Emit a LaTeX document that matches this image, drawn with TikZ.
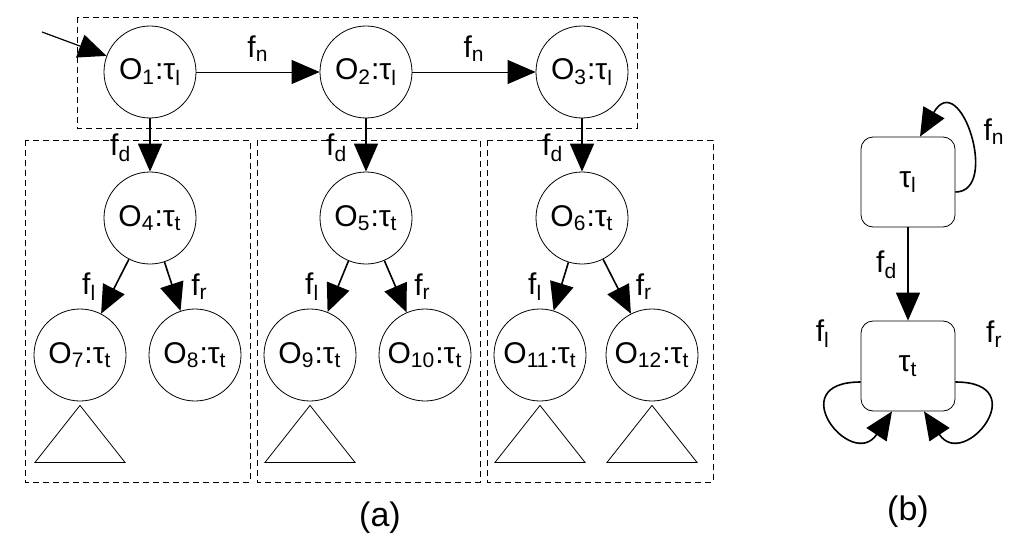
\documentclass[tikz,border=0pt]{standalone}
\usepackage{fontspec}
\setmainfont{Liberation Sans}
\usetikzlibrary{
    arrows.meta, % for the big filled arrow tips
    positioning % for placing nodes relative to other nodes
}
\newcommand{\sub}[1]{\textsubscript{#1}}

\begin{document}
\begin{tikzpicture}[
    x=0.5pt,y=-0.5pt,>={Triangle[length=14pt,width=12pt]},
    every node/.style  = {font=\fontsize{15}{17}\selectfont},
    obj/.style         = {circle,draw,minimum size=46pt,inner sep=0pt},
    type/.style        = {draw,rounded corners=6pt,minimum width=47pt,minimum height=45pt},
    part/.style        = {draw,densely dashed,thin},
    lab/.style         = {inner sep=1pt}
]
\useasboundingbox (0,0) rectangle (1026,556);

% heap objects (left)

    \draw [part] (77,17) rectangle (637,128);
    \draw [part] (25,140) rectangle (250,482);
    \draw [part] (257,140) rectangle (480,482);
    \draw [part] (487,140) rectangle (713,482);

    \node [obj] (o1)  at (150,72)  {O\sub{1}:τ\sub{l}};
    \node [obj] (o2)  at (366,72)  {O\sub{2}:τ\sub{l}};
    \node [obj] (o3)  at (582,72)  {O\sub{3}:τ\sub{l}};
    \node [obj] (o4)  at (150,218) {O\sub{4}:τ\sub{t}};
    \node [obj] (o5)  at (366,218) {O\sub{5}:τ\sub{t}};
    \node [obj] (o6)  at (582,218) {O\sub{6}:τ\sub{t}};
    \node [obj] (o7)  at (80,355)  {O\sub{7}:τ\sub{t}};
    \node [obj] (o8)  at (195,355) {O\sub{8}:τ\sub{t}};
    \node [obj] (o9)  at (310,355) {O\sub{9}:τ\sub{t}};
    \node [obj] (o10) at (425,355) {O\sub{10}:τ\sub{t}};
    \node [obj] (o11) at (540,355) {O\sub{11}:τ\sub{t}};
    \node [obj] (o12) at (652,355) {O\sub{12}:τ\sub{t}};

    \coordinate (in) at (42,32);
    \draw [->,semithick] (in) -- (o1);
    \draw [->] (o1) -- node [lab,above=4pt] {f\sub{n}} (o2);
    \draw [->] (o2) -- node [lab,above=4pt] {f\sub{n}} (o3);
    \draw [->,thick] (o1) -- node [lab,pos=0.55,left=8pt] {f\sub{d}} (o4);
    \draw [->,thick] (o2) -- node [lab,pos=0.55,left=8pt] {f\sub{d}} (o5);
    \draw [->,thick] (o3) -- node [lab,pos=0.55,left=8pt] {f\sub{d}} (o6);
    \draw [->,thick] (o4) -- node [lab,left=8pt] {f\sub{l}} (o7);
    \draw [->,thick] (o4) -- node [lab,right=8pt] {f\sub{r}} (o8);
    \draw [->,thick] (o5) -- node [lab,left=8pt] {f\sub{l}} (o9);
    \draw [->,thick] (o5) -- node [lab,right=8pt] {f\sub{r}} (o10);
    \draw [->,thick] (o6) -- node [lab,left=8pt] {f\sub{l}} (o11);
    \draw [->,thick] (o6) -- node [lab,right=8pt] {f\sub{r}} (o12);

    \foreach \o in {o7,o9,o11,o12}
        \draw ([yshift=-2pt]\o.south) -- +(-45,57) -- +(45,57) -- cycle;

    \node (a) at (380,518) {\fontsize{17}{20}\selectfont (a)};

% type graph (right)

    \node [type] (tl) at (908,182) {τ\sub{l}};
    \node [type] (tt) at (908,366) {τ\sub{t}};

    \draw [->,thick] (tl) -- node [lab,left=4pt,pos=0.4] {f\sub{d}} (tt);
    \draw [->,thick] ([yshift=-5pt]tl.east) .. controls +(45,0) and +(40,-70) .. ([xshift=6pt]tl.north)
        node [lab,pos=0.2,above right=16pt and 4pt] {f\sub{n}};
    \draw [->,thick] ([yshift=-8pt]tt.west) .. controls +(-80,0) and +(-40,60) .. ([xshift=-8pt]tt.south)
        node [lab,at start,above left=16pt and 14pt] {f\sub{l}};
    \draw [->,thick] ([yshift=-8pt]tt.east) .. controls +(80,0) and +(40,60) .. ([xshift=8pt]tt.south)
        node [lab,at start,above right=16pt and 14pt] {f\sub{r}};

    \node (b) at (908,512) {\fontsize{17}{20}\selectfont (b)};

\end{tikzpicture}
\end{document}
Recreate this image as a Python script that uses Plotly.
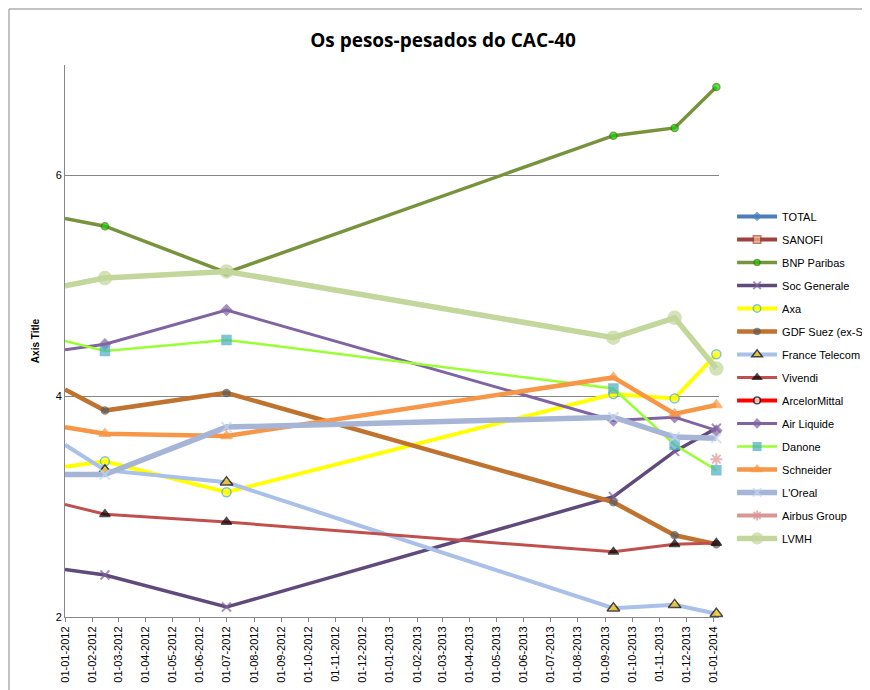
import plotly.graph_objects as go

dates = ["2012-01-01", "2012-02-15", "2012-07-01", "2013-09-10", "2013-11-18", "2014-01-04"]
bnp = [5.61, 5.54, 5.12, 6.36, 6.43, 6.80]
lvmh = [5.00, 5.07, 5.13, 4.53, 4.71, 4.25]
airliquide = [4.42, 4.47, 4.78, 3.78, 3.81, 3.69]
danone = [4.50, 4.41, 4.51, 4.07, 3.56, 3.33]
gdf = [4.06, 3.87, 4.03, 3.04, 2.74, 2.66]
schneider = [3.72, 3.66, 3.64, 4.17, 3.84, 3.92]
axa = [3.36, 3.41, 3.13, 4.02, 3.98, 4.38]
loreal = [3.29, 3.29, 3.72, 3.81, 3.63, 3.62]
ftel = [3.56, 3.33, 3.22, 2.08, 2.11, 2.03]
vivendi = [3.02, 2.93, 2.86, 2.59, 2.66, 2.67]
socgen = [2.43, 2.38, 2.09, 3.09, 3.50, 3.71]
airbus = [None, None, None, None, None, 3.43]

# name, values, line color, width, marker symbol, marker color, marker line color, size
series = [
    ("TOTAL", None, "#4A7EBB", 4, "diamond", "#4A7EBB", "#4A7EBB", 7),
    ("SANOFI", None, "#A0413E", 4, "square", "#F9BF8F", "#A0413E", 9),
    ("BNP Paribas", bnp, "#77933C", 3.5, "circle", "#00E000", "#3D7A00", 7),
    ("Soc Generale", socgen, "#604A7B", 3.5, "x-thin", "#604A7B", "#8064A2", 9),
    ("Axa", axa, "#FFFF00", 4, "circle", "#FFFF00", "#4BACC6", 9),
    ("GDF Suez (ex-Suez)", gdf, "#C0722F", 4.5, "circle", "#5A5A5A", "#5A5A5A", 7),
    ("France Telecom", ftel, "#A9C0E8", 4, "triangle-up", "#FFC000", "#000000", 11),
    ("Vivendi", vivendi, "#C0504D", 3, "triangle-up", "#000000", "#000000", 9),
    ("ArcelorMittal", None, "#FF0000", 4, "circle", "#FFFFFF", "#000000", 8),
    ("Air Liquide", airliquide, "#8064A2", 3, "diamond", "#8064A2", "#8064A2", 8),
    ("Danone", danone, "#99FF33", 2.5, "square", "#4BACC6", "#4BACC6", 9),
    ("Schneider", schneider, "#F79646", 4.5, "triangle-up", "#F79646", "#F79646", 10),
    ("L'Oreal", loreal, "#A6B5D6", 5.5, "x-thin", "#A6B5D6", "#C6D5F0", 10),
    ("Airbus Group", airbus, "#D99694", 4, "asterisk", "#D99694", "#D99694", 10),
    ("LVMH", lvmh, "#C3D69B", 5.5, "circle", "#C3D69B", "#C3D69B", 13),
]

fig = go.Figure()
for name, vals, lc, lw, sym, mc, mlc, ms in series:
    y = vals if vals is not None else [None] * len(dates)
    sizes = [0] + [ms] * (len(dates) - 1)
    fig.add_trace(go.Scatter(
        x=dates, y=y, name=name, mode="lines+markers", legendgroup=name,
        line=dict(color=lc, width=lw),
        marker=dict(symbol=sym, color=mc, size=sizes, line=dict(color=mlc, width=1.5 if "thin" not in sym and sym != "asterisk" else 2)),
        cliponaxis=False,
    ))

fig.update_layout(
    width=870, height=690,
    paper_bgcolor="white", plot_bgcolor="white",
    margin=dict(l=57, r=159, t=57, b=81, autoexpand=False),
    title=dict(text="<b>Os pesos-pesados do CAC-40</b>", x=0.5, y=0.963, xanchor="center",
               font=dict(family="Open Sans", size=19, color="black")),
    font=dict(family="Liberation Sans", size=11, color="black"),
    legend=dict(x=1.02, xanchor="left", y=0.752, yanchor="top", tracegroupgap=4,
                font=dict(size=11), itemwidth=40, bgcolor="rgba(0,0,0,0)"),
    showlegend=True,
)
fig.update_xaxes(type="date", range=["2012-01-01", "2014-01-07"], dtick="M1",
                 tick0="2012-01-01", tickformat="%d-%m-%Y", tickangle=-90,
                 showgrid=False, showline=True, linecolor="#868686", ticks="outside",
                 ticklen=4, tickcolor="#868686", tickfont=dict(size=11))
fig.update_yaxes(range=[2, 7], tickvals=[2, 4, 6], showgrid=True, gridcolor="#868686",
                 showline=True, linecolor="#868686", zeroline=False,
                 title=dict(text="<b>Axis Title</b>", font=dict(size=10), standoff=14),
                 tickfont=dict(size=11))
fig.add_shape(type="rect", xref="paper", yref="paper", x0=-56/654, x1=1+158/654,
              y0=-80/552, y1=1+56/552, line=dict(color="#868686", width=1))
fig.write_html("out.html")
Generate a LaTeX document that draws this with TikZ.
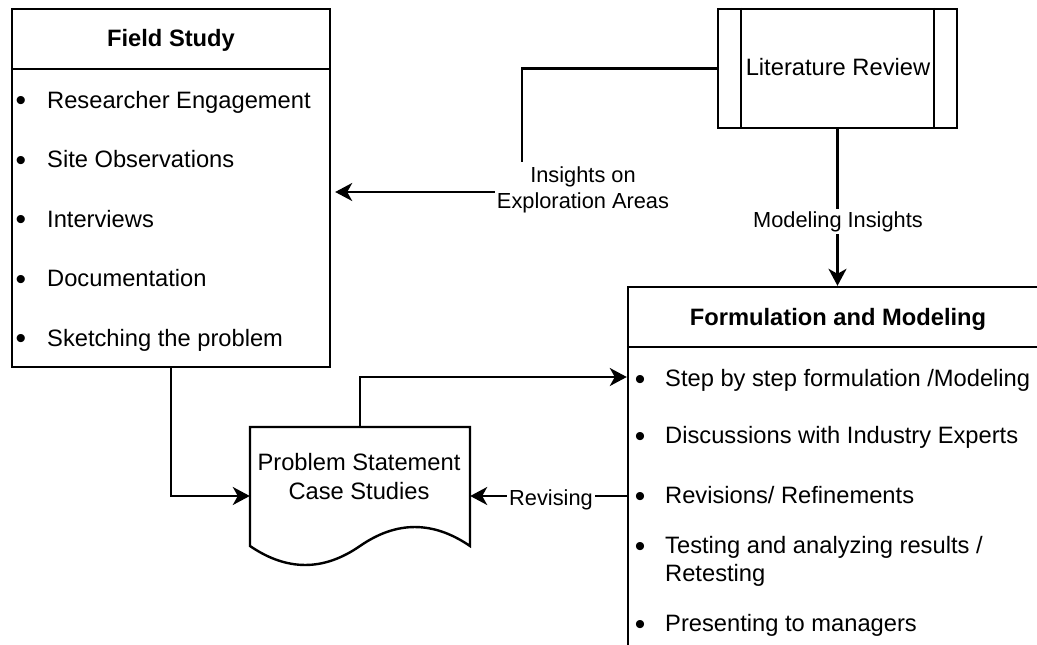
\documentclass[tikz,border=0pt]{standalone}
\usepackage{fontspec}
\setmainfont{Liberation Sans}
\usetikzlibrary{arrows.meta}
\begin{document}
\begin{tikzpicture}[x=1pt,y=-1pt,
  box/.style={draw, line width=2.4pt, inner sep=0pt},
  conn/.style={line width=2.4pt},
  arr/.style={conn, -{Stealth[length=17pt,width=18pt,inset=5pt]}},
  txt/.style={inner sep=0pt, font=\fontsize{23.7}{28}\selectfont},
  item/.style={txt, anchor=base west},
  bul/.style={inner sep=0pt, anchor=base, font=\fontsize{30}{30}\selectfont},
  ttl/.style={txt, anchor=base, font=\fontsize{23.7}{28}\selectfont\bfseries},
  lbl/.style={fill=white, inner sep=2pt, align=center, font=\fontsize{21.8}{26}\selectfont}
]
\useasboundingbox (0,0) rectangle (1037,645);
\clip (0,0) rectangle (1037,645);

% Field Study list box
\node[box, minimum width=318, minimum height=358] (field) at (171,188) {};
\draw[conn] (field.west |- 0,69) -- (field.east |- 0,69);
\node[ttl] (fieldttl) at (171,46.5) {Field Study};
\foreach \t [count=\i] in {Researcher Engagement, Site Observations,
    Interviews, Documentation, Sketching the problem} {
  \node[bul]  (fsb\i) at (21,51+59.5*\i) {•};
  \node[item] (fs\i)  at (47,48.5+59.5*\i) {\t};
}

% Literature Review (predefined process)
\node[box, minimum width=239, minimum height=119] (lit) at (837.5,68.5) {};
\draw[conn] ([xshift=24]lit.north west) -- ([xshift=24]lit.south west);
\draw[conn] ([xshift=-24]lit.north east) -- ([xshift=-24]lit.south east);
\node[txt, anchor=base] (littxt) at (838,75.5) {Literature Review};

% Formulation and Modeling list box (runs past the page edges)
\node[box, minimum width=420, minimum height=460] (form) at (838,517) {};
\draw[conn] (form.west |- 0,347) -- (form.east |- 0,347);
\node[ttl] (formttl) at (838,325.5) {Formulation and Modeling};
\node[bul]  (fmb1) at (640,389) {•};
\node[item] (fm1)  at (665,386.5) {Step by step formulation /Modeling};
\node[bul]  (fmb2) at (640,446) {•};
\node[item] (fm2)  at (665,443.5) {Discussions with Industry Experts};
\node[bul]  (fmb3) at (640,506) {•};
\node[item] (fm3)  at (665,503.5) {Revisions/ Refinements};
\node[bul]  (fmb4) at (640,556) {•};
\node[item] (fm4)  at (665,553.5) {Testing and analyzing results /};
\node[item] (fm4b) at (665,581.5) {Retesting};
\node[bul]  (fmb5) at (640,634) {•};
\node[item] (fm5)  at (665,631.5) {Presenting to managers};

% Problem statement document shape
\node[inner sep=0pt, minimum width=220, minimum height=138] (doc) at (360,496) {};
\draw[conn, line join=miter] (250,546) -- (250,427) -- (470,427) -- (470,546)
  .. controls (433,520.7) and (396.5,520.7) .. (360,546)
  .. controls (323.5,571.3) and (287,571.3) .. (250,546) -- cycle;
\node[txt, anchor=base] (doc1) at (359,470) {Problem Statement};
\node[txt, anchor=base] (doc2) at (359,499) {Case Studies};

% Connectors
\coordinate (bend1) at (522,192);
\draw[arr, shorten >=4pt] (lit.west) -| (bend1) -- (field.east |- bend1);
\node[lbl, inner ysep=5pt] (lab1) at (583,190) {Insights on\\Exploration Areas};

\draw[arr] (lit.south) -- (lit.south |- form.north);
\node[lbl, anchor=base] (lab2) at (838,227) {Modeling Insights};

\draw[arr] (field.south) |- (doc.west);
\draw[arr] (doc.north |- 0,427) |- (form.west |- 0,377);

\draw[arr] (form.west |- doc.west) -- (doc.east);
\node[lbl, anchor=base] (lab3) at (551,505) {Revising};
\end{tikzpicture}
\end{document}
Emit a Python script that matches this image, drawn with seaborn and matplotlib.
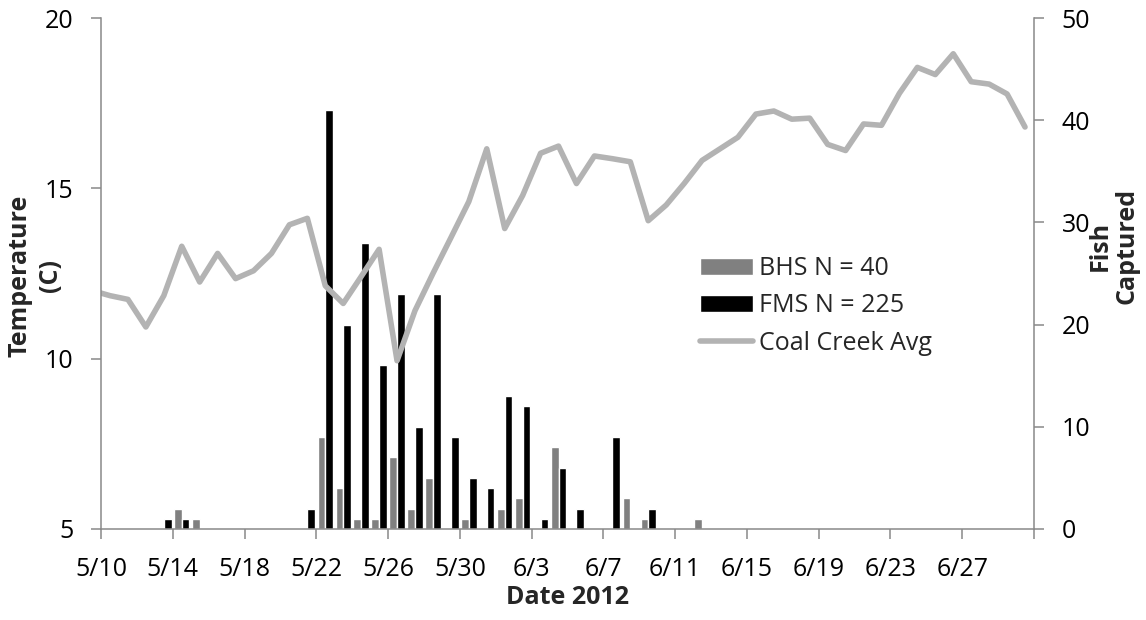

> [DIRECTION]:
Search the data for the string "matches". List each line that has it.

> [WRITTEN SOLUTION]:
Emit a LaTeX document that matches this image, drawn with TikZ.
Emit a Python script that matches this image, drawn with seaborn and matplotlib.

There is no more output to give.